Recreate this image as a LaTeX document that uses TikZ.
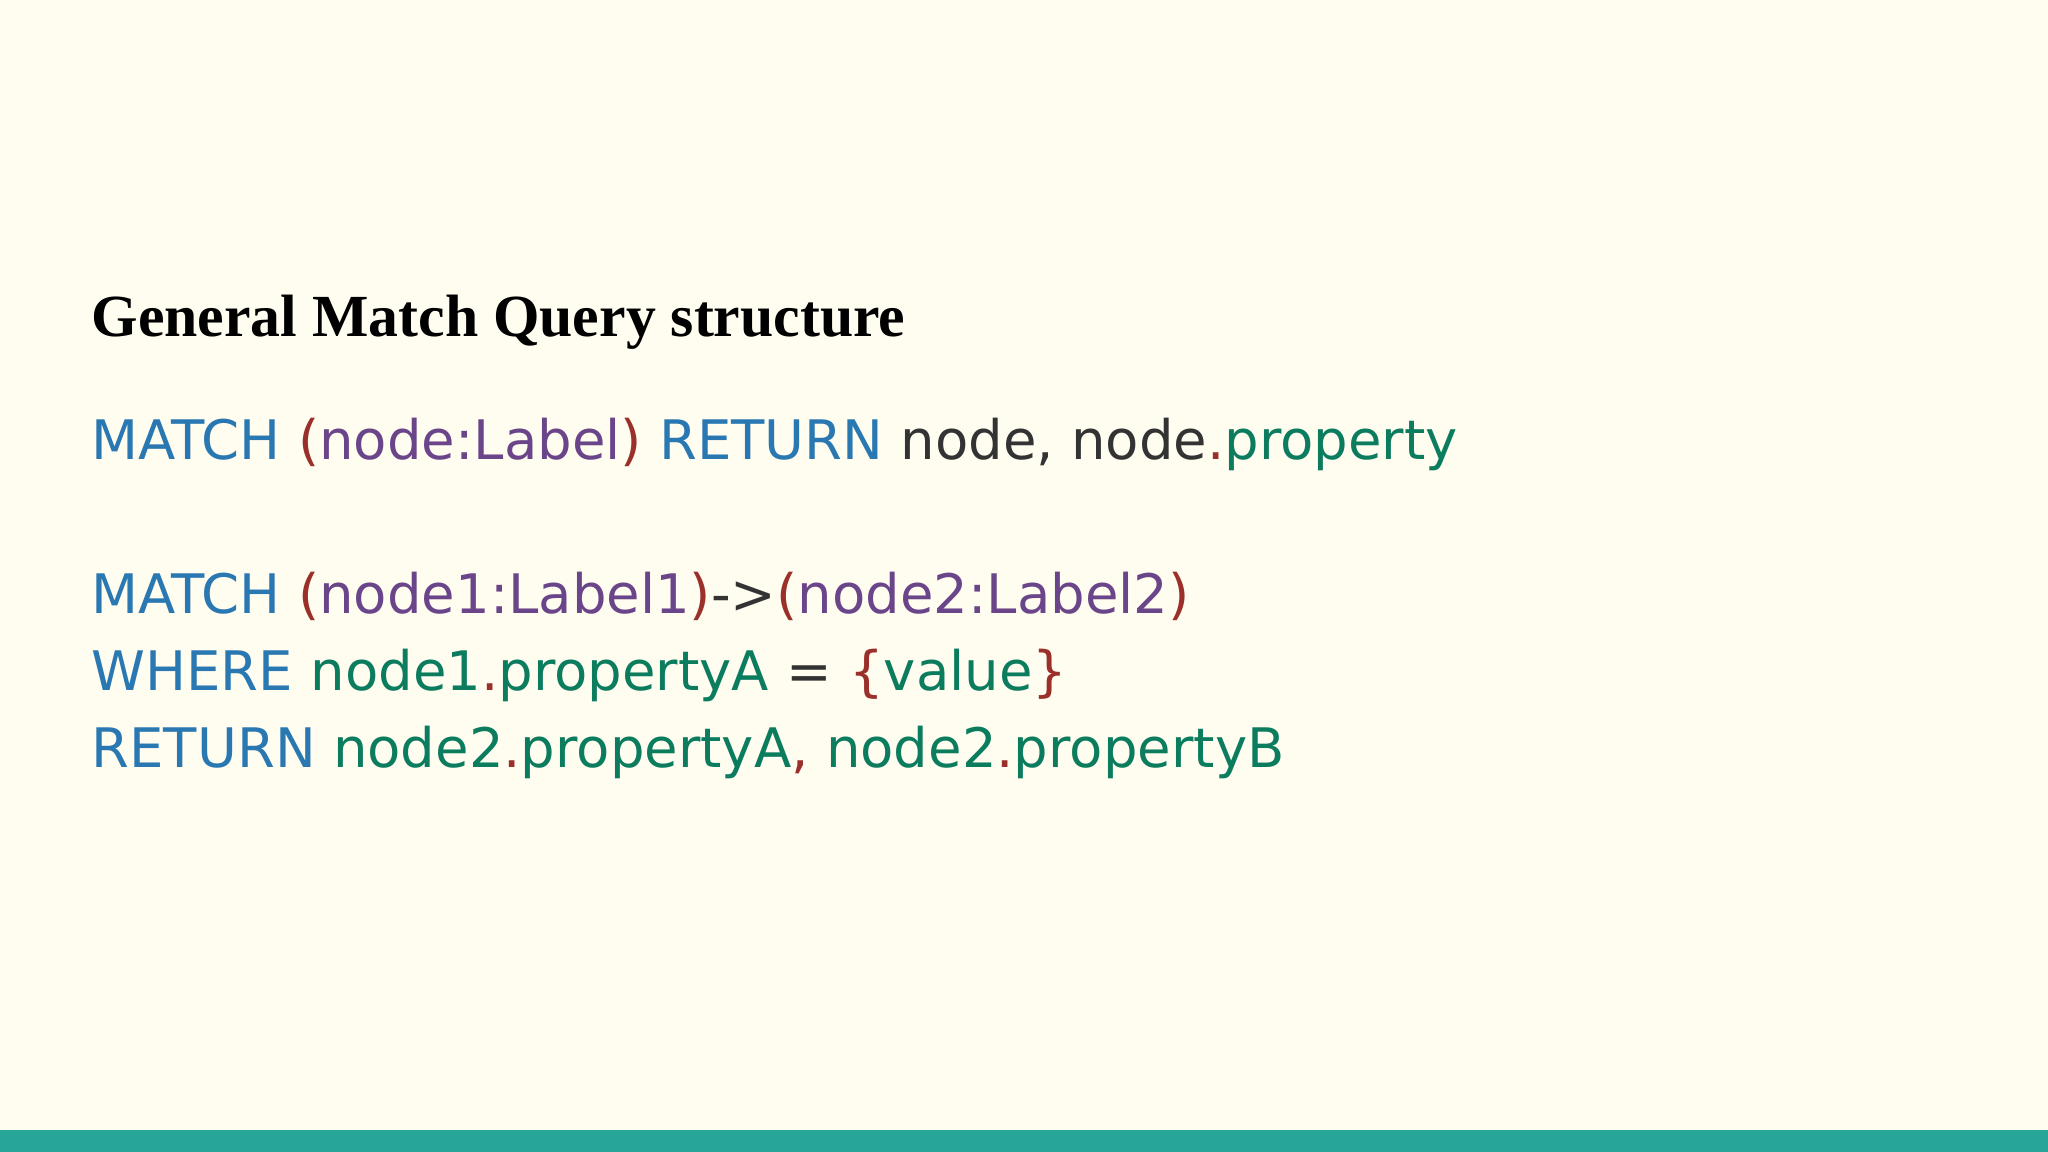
\documentclass[tikz,border=0pt]{standalone}
\usepackage{fontspec}
\setmainfont{DejaVu Sans}
\newfontfamily\titlefont{Liberation Serif}
\definecolor{bg}{HTML}{FFFCF0}
\definecolor{bar}{HTML}{27A598}
\definecolor{kw}{HTML}{2A78B2}
\definecolor{pu}{HTML}{6B4589}
\definecolor{br}{HTML}{9B2F2A}
\definecolor{gr}{HTML}{0B7C5E}
\definecolor{dk}{HTML}{333333}
\tikzset{codeline/.style={anchor=base west,inner sep=0pt,font=\fontsize{15.5pt}{18pt}\selectfont}}
\begin{document}
\begin{tikzpicture}[x=1cm,y=1cm]
\fill[bg] (0,0) rectangle (20.48,11.52);
\useasboundingbox (0,0) rectangle (20.48,11.52);
\fill[bar] (0,0) rectangle (20.48,0.22);
\node[anchor=base west,inner sep=0pt,font=\titlefont\bfseries\fontsize{17pt}{20pt}\selectfont] (title) at (0.91,8.15) {General Match Query structure};
\node[codeline] (l1) at (0.91,6.92) {\textcolor{kw}{MATCH} \textcolor{br}{(}\textcolor{pu}{node:Label}\textcolor{br}{)} \textcolor{kw}{RETURN} \textcolor{dk}{node, node}\textcolor{br}{.}\textcolor{gr}{property}};
\node[codeline] (l2) at (0.91,5.38) {\textcolor{kw}{MATCH} \textcolor{br}{(}\textcolor{pu}{node1:Label1}\textcolor{br}{)}\textcolor{dk}{->}\textcolor{br}{(}\textcolor{pu}{node2:Label2}\textcolor{br}{)}};
\node[codeline] (l3) at (0.91,4.61) {\textcolor{kw}{WHERE} \textcolor{gr}{node1}\textcolor{br}{.}\textcolor{gr}{propertyA} \textcolor{dk}{=} \textcolor{br}{\{}\textcolor{gr}{value}\textcolor{br}{\}}};
\node[codeline] (l4) at (0.91,3.84) {\textcolor{kw}{RETURN} \textcolor{gr}{node2}\textcolor{br}{.}\textcolor{gr}{propertyA}\textcolor{br}{,} \textcolor{gr}{node2}\textcolor{br}{.}\textcolor{gr}{propertyB}};
\end{tikzpicture}
\end{document}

※

Quote in full the listing given above; the images are to be left out.

Recreate this image as a LaTeX document that uses TikZ.
\documentclass[tikz,border=0pt]{standalone}
\usepackage{fontspec}
\setmainfont{DejaVu Sans}
\newfontfamily\titlefont{Liberation Serif}
\definecolor{bg}{HTML}{FFFCF0}
\definecolor{bar}{HTML}{27A598}
\definecolor{kw}{HTML}{2A78B2}
\definecolor{pu}{HTML}{6B4589}
\definecolor{br}{HTML}{9B2F2A}
\definecolor{gr}{HTML}{0B7C5E}
\definecolor{dk}{HTML}{333333}
\tikzset{codeline/.style={anchor=base west,inner sep=0pt,font=\fontsize{15.5pt}{18pt}\selectfont}}
\begin{document}
\begin{tikzpicture}[x=1cm,y=1cm]
\fill[bg] (0,0) rectangle (20.48,11.52);
\useasboundingbox (0,0) rectangle (20.48,11.52);
\fill[bar] (0,0) rectangle (20.48,0.22);
\node[anchor=base west,inner sep=0pt,font=\titlefont\bfseries\fontsize{17pt}{20pt}\selectfont] (title) at (0.91,8.15) {General Match Query structure};
\node[codeline] (l1) at (0.91,6.92) {\textcolor{kw}{MATCH} \textcolor{br}{(}\textcolor{pu}{node:Label}\textcolor{br}{)} \textcolor{kw}{RETURN} \textcolor{dk}{node, node}\textcolor{br}{.}\textcolor{gr}{property}};
\node[codeline] (l2) at (0.91,5.38) {\textcolor{kw}{MATCH} \textcolor{br}{(}\textcolor{pu}{node1:Label1}\textcolor{br}{)}\textcolor{dk}{->}\textcolor{br}{(}\textcolor{pu}{node2:Label2}\textcolor{br}{)}};
\node[codeline] (l3) at (0.91,4.61) {\textcolor{kw}{WHERE} \textcolor{gr}{node1}\textcolor{br}{.}\textcolor{gr}{propertyA} \textcolor{dk}{=} \textcolor{br}{\{}\textcolor{gr}{value}\textcolor{br}{\}}};
\node[codeline] (l4) at (0.91,3.84) {\textcolor{kw}{RETURN} \textcolor{gr}{node2}\textcolor{br}{.}\textcolor{gr}{propertyA}\textcolor{br}{,} \textcolor{gr}{node2}\textcolor{br}{.}\textcolor{gr}{propertyB}};
\end{tikzpicture}
\end{document}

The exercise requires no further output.